Dataset records:
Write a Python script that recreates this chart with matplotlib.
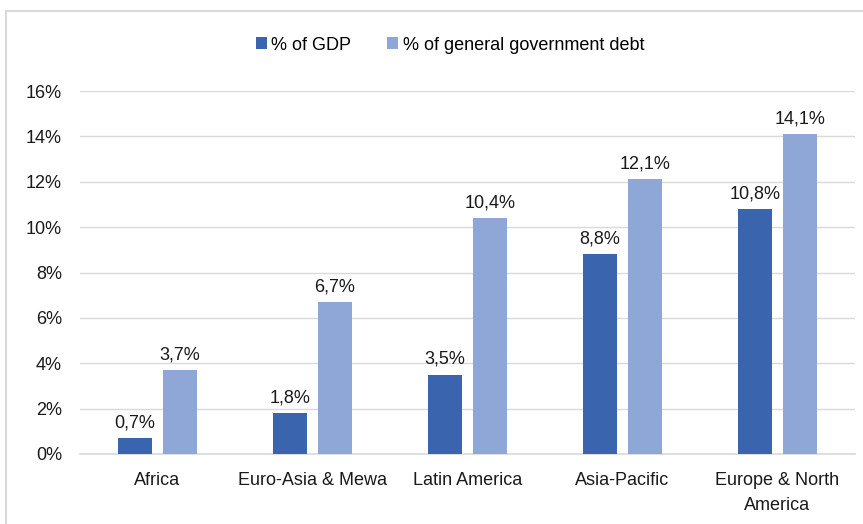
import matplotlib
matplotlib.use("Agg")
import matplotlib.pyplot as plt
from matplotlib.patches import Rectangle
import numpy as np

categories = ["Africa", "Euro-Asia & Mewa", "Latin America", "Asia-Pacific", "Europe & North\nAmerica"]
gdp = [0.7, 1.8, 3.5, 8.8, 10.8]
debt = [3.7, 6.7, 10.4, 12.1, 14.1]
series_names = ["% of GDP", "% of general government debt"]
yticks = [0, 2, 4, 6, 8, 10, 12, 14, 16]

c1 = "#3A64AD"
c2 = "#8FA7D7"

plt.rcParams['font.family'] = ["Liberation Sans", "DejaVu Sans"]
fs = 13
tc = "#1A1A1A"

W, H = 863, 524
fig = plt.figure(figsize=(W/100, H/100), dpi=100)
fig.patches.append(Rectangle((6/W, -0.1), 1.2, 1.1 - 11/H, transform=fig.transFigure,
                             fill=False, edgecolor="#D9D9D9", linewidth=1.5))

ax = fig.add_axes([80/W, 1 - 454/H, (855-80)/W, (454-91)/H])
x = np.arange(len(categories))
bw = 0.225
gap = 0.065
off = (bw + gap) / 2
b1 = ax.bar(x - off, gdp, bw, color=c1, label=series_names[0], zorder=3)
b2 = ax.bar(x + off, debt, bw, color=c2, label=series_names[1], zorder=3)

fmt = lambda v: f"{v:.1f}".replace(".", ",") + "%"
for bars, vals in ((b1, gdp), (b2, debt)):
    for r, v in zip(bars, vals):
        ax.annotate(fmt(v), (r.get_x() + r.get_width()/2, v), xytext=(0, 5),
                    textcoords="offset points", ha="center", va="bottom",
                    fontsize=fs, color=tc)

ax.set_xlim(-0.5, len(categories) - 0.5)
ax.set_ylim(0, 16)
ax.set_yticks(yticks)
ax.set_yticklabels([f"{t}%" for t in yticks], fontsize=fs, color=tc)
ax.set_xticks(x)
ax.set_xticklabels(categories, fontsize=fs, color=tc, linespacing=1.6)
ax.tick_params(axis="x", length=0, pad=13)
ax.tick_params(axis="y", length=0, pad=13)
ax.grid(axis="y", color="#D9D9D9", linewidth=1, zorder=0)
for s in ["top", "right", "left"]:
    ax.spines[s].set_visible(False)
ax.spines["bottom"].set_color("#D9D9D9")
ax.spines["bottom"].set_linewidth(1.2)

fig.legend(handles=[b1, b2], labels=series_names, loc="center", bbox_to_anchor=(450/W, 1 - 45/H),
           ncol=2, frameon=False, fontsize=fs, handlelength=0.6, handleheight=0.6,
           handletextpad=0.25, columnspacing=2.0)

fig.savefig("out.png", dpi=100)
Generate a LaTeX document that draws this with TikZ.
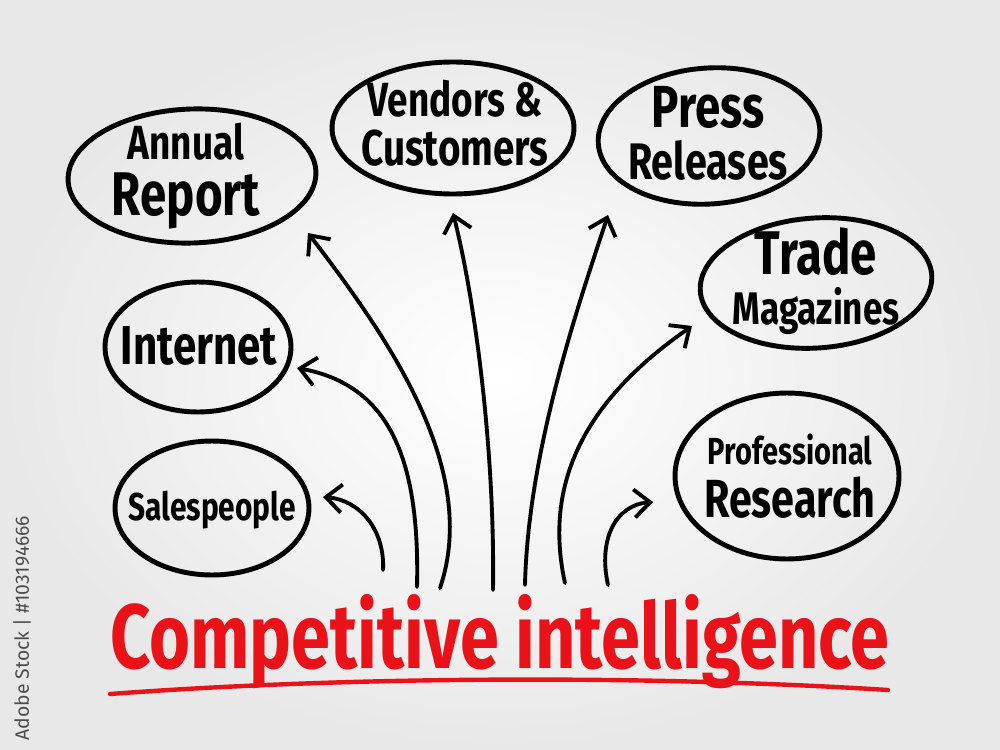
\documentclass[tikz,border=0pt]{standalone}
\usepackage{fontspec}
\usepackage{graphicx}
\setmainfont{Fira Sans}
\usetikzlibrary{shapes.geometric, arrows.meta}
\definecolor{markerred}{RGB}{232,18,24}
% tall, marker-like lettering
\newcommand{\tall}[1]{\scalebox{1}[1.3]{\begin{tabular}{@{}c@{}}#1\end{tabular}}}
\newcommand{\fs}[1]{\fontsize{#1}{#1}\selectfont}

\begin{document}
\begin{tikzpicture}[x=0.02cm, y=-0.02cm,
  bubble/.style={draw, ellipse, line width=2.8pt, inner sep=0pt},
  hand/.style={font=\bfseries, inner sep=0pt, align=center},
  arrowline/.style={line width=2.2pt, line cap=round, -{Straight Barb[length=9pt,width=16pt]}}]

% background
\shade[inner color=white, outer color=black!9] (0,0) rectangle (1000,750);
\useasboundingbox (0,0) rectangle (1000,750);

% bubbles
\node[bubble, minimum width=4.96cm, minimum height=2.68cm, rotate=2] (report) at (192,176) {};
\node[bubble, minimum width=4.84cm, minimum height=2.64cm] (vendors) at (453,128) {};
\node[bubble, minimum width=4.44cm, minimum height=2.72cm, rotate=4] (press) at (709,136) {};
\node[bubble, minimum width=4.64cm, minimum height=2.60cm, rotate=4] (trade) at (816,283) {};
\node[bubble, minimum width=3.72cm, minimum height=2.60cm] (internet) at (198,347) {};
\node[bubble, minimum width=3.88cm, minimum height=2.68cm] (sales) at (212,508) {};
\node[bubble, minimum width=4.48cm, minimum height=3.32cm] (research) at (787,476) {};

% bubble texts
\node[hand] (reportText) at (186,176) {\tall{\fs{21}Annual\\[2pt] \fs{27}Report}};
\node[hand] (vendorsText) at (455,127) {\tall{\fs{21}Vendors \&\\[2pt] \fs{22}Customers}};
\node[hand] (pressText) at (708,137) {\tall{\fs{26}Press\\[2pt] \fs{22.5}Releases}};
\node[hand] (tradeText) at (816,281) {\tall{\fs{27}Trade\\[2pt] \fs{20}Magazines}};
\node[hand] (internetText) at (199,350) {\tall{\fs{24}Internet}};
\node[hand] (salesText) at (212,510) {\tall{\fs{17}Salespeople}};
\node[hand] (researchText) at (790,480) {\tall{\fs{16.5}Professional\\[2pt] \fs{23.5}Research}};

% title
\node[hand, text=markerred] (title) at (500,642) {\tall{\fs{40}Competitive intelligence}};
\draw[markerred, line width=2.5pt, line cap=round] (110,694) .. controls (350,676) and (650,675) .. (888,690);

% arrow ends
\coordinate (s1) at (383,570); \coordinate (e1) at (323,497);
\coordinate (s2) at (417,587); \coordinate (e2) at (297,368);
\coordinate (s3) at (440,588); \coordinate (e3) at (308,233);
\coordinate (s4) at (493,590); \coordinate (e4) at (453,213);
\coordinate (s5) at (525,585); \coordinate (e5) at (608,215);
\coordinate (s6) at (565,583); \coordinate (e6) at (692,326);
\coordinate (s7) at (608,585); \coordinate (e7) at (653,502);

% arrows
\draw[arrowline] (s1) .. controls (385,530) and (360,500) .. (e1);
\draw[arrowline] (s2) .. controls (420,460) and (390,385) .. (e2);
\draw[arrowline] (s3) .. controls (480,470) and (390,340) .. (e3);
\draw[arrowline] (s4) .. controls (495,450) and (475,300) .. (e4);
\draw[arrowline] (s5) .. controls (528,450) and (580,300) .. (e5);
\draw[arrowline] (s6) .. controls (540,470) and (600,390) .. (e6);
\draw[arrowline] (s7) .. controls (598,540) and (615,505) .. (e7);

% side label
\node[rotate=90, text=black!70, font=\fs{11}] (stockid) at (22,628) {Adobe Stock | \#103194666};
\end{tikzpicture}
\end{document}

Problem statement: Repeat the entries exactly. Pictures are excluded from the copy.

Response below:
Write a Python script that recreates this chart with matplotlib.
import matplotlib
matplotlib.use("Agg")
import matplotlib.pyplot as plt
from matplotlib.patches import Rectangle
import numpy as np

categories = ["Africa", "Euro-Asia & Mewa", "Latin America", "Asia-Pacific", "Europe & North\nAmerica"]
gdp = [0.7, 1.8, 3.5, 8.8, 10.8]
debt = [3.7, 6.7, 10.4, 12.1, 14.1]
series_names = ["% of GDP", "% of general government debt"]
yticks = [0, 2, 4, 6, 8, 10, 12, 14, 16]

c1 = "#3A64AD"
c2 = "#8FA7D7"

plt.rcParams['font.family'] = ["Liberation Sans", "DejaVu Sans"]
fs = 13
tc = "#1A1A1A"

W, H = 863, 524
fig = plt.figure(figsize=(W/100, H/100), dpi=100)
fig.patches.append(Rectangle((6/W, -0.1), 1.2, 1.1 - 11/H, transform=fig.transFigure,
                             fill=False, edgecolor="#D9D9D9", linewidth=1.5))

ax = fig.add_axes([80/W, 1 - 454/H, (855-80)/W, (454-91)/H])
x = np.arange(len(categories))
bw = 0.225
gap = 0.065
off = (bw + gap) / 2
b1 = ax.bar(x - off, gdp, bw, color=c1, label=series_names[0], zorder=3)
b2 = ax.bar(x + off, debt, bw, color=c2, label=series_names[1], zorder=3)

fmt = lambda v: f"{v:.1f}".replace(".", ",") + "%"
for bars, vals in ((b1, gdp), (b2, debt)):
    for r, v in zip(bars, vals):
        ax.annotate(fmt(v), (r.get_x() + r.get_width()/2, v), xytext=(0, 5),
                    textcoords="offset points", ha="center", va="bottom",
                    fontsize=fs, color=tc)

ax.set_xlim(-0.5, len(categories) - 0.5)
ax.set_ylim(0, 16)
ax.set_yticks(yticks)
ax.set_yticklabels([f"{t}%" for t in yticks], fontsize=fs, color=tc)
ax.set_xticks(x)
ax.set_xticklabels(categories, fontsize=fs, color=tc, linespacing=1.6)
ax.tick_params(axis="x", length=0, pad=13)
ax.tick_params(axis="y", length=0, pad=13)
ax.grid(axis="y", color="#D9D9D9", linewidth=1, zorder=0)
for s in ["top", "right", "left"]:
    ax.spines[s].set_visible(False)
ax.spines["bottom"].set_color("#D9D9D9")
ax.spines["bottom"].set_linewidth(1.2)

fig.legend(handles=[b1, b2], labels=series_names, loc="center", bbox_to_anchor=(450/W, 1 - 45/H),
           ncol=2, frameon=False, fontsize=fs, handlelength=0.6, handleheight=0.6,
           handletextpad=0.25, columnspacing=2.0)

fig.savefig("out.png", dpi=100)
Generate a LaTeX document that draws this with TikZ.
\documentclass[tikz,border=0pt]{standalone}
\usepackage{fontspec}
\usepackage{graphicx}
\setmainfont{Fira Sans}
\usetikzlibrary{shapes.geometric, arrows.meta}
\definecolor{markerred}{RGB}{232,18,24}
% tall, marker-like lettering
\newcommand{\tall}[1]{\scalebox{1}[1.3]{\begin{tabular}{@{}c@{}}#1\end{tabular}}}
\newcommand{\fs}[1]{\fontsize{#1}{#1}\selectfont}

\begin{document}
\begin{tikzpicture}[x=0.02cm, y=-0.02cm,
  bubble/.style={draw, ellipse, line width=2.8pt, inner sep=0pt},
  hand/.style={font=\bfseries, inner sep=0pt, align=center},
  arrowline/.style={line width=2.2pt, line cap=round, -{Straight Barb[length=9pt,width=16pt]}}]

% background
\shade[inner color=white, outer color=black!9] (0,0) rectangle (1000,750);
\useasboundingbox (0,0) rectangle (1000,750);

% bubbles
\node[bubble, minimum width=4.96cm, minimum height=2.68cm, rotate=2] (report) at (192,176) {};
\node[bubble, minimum width=4.84cm, minimum height=2.64cm] (vendors) at (453,128) {};
\node[bubble, minimum width=4.44cm, minimum height=2.72cm, rotate=4] (press) at (709,136) {};
\node[bubble, minimum width=4.64cm, minimum height=2.60cm, rotate=4] (trade) at (816,283) {};
\node[bubble, minimum width=3.72cm, minimum height=2.60cm] (internet) at (198,347) {};
\node[bubble, minimum width=3.88cm, minimum height=2.68cm] (sales) at (212,508) {};
\node[bubble, minimum width=4.48cm, minimum height=3.32cm] (research) at (787,476) {};

% bubble texts
\node[hand] (reportText) at (186,176) {\tall{\fs{21}Annual\\[2pt] \fs{27}Report}};
\node[hand] (vendorsText) at (455,127) {\tall{\fs{21}Vendors \&\\[2pt] \fs{22}Customers}};
\node[hand] (pressText) at (708,137) {\tall{\fs{26}Press\\[2pt] \fs{22.5}Releases}};
\node[hand] (tradeText) at (816,281) {\tall{\fs{27}Trade\\[2pt] \fs{20}Magazines}};
\node[hand] (internetText) at (199,350) {\tall{\fs{24}Internet}};
\node[hand] (salesText) at (212,510) {\tall{\fs{17}Salespeople}};
\node[hand] (researchText) at (790,480) {\tall{\fs{16.5}Professional\\[2pt] \fs{23.5}Research}};

% title
\node[hand, text=markerred] (title) at (500,642) {\tall{\fs{40}Competitive intelligence}};
\draw[markerred, line width=2.5pt, line cap=round] (110,694) .. controls (350,676) and (650,675) .. (888,690);

% arrow ends
\coordinate (s1) at (383,570); \coordinate (e1) at (323,497);
\coordinate (s2) at (417,587); \coordinate (e2) at (297,368);
\coordinate (s3) at (440,588); \coordinate (e3) at (308,233);
\coordinate (s4) at (493,590); \coordinate (e4) at (453,213);
\coordinate (s5) at (525,585); \coordinate (e5) at (608,215);
\coordinate (s6) at (565,583); \coordinate (e6) at (692,326);
\coordinate (s7) at (608,585); \coordinate (e7) at (653,502);

% arrows
\draw[arrowline] (s1) .. controls (385,530) and (360,500) .. (e1);
\draw[arrowline] (s2) .. controls (420,460) and (390,385) .. (e2);
\draw[arrowline] (s3) .. controls (480,470) and (390,340) .. (e3);
\draw[arrowline] (s4) .. controls (495,450) and (475,300) .. (e4);
\draw[arrowline] (s5) .. controls (528,450) and (580,300) .. (e5);
\draw[arrowline] (s6) .. controls (540,470) and (600,390) .. (e6);
\draw[arrowline] (s7) .. controls (598,540) and (615,505) .. (e7);

% side label
\node[rotate=90, text=black!70, font=\fs{11}] (stockid) at (22,628) {Adobe Stock | \#103194666};
\end{tikzpicture}
\end{document}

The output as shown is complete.